**GIVEN REQUEST**: Below are the records. Retype, exactly, the lines from the first through the line with "[multiline] at (128.5,517.5)", and leave out the pictures.

**DATA PROVIDED**:
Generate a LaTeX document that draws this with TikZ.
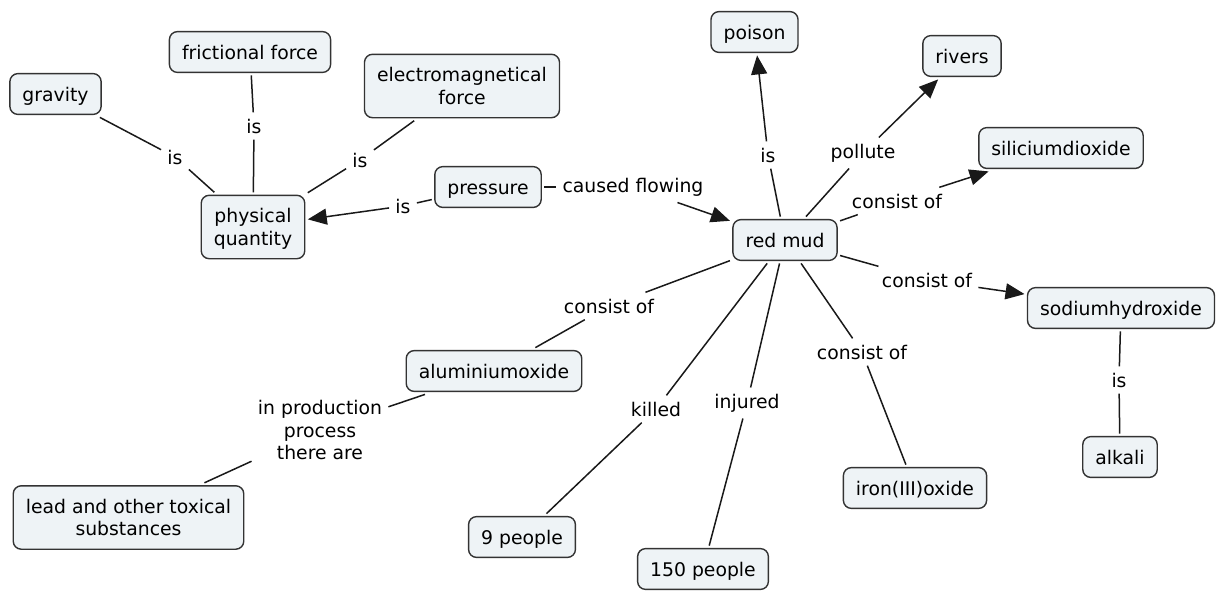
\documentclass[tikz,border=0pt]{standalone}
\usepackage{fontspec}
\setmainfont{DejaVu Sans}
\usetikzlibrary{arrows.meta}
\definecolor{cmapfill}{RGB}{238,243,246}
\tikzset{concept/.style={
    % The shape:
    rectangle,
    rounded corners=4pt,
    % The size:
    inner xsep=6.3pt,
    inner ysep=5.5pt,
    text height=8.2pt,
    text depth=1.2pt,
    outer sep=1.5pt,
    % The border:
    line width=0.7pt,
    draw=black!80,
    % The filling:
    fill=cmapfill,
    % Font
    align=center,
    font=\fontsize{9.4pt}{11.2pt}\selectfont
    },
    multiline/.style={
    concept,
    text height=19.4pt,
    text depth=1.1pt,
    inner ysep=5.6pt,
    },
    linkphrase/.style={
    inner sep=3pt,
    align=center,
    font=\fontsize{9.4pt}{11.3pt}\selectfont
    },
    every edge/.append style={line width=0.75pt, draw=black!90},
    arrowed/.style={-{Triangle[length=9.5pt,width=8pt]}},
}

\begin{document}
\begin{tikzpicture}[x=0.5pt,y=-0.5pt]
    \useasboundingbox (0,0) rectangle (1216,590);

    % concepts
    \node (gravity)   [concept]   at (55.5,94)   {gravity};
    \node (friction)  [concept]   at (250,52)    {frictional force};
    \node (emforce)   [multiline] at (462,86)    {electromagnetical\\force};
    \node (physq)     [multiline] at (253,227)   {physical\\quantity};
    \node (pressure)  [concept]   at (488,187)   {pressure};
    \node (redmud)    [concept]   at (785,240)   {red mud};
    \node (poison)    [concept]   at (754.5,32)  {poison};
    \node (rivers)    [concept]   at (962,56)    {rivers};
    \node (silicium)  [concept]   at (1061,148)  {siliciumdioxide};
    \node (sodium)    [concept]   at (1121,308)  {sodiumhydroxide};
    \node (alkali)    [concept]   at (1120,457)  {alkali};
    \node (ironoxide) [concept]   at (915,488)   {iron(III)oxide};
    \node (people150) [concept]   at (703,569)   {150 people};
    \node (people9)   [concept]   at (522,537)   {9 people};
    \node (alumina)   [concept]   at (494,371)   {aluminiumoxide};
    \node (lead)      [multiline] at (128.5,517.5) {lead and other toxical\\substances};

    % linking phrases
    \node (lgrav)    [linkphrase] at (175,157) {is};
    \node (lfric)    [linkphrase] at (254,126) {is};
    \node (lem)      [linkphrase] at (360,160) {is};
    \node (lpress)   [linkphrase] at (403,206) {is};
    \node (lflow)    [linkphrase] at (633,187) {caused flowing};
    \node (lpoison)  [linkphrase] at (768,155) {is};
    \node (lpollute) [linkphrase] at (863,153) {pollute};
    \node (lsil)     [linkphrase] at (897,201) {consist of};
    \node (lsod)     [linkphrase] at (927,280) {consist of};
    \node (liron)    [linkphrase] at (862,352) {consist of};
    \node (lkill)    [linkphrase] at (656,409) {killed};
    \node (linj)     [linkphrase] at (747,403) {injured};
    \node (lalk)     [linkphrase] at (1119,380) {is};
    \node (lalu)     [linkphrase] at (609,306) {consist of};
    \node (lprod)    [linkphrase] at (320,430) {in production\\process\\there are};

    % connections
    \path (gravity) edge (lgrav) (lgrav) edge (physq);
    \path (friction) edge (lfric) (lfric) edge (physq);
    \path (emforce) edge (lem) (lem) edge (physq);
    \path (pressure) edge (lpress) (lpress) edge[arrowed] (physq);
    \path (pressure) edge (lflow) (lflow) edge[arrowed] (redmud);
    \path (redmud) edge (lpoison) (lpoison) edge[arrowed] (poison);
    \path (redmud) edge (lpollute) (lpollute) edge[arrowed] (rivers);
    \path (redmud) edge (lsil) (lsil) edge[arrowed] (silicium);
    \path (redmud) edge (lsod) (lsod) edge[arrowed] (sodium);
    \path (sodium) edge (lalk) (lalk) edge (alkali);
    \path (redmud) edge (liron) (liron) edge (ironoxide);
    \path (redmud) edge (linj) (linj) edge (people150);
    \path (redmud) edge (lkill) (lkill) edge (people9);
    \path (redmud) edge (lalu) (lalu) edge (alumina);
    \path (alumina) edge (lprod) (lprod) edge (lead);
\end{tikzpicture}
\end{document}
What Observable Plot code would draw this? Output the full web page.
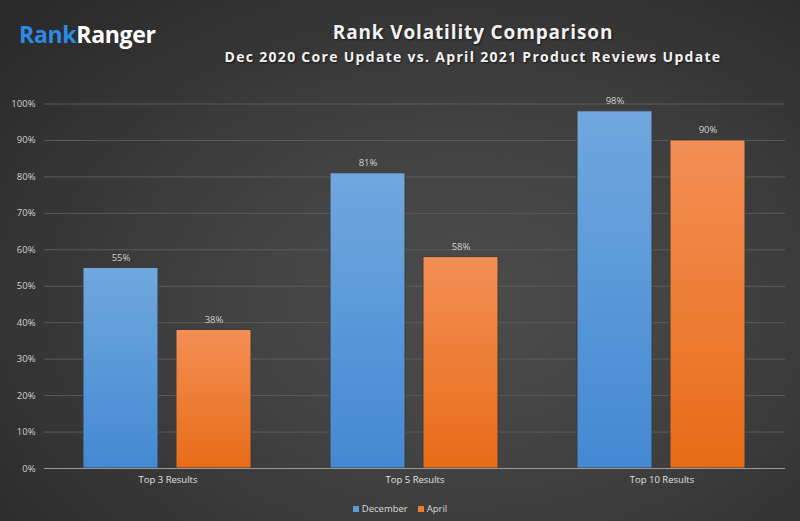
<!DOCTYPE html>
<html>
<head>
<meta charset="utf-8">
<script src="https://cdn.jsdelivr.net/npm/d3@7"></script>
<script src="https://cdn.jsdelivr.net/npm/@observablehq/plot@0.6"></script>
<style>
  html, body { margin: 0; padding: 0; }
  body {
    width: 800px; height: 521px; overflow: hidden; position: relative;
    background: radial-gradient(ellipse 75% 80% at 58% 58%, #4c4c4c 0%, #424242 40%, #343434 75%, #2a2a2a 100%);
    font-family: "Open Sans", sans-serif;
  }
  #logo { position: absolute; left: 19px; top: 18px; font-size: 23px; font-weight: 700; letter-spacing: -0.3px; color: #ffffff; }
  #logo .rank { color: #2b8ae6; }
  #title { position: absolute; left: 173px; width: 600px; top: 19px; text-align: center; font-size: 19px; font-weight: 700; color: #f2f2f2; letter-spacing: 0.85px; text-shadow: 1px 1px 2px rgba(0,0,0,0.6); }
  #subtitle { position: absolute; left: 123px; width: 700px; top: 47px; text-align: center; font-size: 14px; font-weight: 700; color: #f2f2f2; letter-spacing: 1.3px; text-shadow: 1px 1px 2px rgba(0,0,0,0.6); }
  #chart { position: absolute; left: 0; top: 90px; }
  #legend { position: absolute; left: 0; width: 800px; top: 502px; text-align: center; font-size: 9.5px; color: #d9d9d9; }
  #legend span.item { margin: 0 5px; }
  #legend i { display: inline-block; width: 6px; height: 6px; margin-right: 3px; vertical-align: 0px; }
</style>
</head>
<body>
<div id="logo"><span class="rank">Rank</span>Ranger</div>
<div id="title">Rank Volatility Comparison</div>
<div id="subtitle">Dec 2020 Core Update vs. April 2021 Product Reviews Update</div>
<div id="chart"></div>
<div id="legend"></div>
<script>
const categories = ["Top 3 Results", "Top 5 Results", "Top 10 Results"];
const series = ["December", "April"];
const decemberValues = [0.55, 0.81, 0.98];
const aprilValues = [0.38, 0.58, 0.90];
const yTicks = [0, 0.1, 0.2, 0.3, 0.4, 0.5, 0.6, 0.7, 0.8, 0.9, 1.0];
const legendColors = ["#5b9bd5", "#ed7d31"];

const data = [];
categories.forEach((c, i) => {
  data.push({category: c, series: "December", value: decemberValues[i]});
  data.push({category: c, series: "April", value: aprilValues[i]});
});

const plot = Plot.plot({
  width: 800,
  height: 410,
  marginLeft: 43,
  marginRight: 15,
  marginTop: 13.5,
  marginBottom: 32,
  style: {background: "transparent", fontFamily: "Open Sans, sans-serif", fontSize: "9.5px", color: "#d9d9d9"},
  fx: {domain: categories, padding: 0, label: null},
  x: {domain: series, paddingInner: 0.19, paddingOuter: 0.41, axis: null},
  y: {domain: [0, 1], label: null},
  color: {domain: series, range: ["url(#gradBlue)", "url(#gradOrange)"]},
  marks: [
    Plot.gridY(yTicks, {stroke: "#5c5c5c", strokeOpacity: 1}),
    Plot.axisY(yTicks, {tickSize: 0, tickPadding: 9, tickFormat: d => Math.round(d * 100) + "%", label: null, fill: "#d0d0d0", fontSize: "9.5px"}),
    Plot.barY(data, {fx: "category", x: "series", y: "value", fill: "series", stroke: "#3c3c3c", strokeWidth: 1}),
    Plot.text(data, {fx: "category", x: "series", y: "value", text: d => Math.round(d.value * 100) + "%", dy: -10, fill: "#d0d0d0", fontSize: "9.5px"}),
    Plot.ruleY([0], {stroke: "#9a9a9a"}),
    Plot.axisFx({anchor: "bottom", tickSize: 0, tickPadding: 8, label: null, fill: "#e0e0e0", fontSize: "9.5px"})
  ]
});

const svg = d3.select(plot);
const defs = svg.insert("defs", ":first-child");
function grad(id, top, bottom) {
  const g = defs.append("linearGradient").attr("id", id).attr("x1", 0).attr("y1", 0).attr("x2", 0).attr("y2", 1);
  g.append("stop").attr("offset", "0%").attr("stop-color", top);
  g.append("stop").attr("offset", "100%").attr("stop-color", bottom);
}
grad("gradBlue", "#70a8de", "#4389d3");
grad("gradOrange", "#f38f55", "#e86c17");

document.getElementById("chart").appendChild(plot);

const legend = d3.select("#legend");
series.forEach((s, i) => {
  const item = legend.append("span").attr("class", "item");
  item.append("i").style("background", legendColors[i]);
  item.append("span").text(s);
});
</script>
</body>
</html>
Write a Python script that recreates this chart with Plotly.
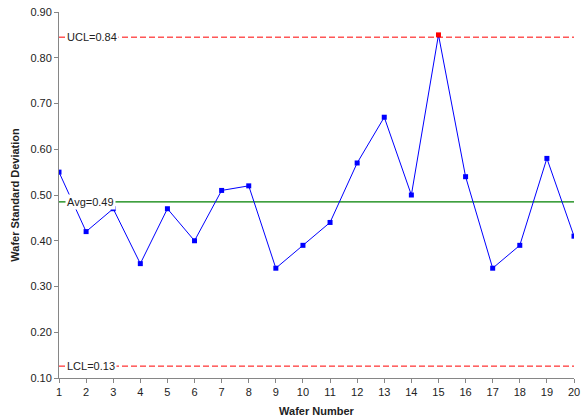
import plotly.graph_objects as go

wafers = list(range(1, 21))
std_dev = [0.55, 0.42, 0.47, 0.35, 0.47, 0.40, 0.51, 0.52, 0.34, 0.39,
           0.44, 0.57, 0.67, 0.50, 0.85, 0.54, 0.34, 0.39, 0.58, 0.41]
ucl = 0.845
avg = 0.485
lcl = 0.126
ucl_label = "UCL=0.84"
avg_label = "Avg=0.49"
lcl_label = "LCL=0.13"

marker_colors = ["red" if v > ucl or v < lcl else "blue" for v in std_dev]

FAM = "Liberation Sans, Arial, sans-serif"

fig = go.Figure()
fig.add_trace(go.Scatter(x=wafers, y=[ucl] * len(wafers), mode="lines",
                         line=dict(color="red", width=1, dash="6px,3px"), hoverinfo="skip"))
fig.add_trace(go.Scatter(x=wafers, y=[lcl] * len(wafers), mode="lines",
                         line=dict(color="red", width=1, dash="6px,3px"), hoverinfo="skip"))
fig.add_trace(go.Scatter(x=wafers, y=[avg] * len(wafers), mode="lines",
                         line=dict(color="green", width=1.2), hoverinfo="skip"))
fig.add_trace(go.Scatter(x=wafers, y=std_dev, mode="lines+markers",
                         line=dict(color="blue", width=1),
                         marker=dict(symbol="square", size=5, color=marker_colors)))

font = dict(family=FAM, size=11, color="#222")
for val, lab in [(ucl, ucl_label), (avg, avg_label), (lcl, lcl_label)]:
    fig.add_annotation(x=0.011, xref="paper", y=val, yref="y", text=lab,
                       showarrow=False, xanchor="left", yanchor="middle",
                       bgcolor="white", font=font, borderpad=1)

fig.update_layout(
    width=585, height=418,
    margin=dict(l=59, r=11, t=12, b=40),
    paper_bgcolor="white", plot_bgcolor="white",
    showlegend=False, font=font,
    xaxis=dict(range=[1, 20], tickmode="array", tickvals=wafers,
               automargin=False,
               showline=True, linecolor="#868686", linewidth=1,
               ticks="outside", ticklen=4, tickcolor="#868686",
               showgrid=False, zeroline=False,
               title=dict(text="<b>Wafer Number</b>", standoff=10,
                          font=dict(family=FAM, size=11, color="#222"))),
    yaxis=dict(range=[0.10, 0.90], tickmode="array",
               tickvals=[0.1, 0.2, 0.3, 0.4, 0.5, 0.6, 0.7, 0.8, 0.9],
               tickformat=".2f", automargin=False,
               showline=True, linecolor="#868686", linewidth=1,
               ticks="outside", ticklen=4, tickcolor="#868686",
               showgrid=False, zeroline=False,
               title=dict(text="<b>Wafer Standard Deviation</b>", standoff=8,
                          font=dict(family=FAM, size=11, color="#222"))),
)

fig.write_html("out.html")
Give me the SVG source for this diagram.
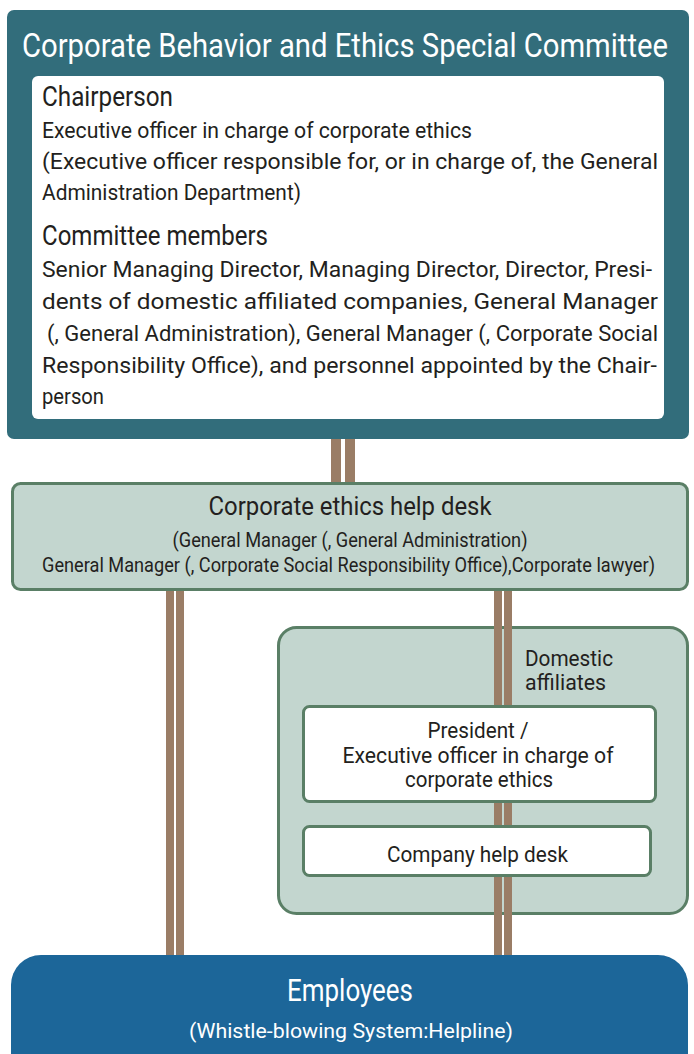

**WRITTEN ANSWER**:
Generate a LaTeX document that draws this with TikZ.
\documentclass[tikz,border=0pt]{standalone}
\usepackage{fontspec}
\setmainfont{DejaVu Sans}
\usetikzlibrary{arrows.meta}
\definecolor{cmapfill}{RGB}{238,243,246}
\tikzset{concept/.style={
    % The shape:
    rectangle,
    rounded corners=4pt,
    % The size:
    inner xsep=6.3pt,
    inner ysep=5.5pt,
    text height=8.2pt,
    text depth=1.2pt,
    outer sep=1.5pt,
    % The border:
    line width=0.7pt,
    draw=black!80,
    % The filling:
    fill=cmapfill,
    % Font
    align=center,
    font=\fontsize{9.4pt}{11.2pt}\selectfont
    },
    multiline/.style={
    concept,
    text height=19.4pt,
    text depth=1.1pt,
    inner ysep=5.6pt,
    },
    linkphrase/.style={
    inner sep=3pt,
    align=center,
    font=\fontsize{9.4pt}{11.3pt}\selectfont
    },
    every edge/.append style={line width=0.75pt, draw=black!90},
    arrowed/.style={-{Triangle[length=9.5pt,width=8pt]}},
}

\begin{document}
\begin{tikzpicture}[x=0.5pt,y=-0.5pt]
    \useasboundingbox (0,0) rectangle (1216,590);

    % concepts
    \node (gravity)   [concept]   at (55.5,94)   {gravity};
    \node (friction)  [concept]   at (250,52)    {frictional force};
    \node (emforce)   [multiline] at (462,86)    {electromagnetical\\force};
    \node (physq)     [multiline] at (253,227)   {physical\\quantity};
    \node (pressure)  [concept]   at (488,187)   {pressure};
    \node (redmud)    [concept]   at (785,240)   {red mud};
    \node (poison)    [concept]   at (754.5,32)  {poison};
    \node (rivers)    [concept]   at (962,56)    {rivers};
    \node (silicium)  [concept]   at (1061,148)  {siliciumdioxide};
    \node (sodium)    [concept]   at (1121,308)  {sodiumhydroxide};
    \node (alkali)    [concept]   at (1120,457)  {alkali};
    \node (ironoxide) [concept]   at (915,488)   {iron(III)oxide};
    \node (people150) [concept]   at (703,569)   {150 people};
    \node (people9)   [concept]   at (522,537)   {9 people};
    \node (alumina)   [concept]   at (494,371)   {aluminiumoxide};
    \node (lead)      [multiline] at (128.5,517.5) {lead and other toxical\\substances};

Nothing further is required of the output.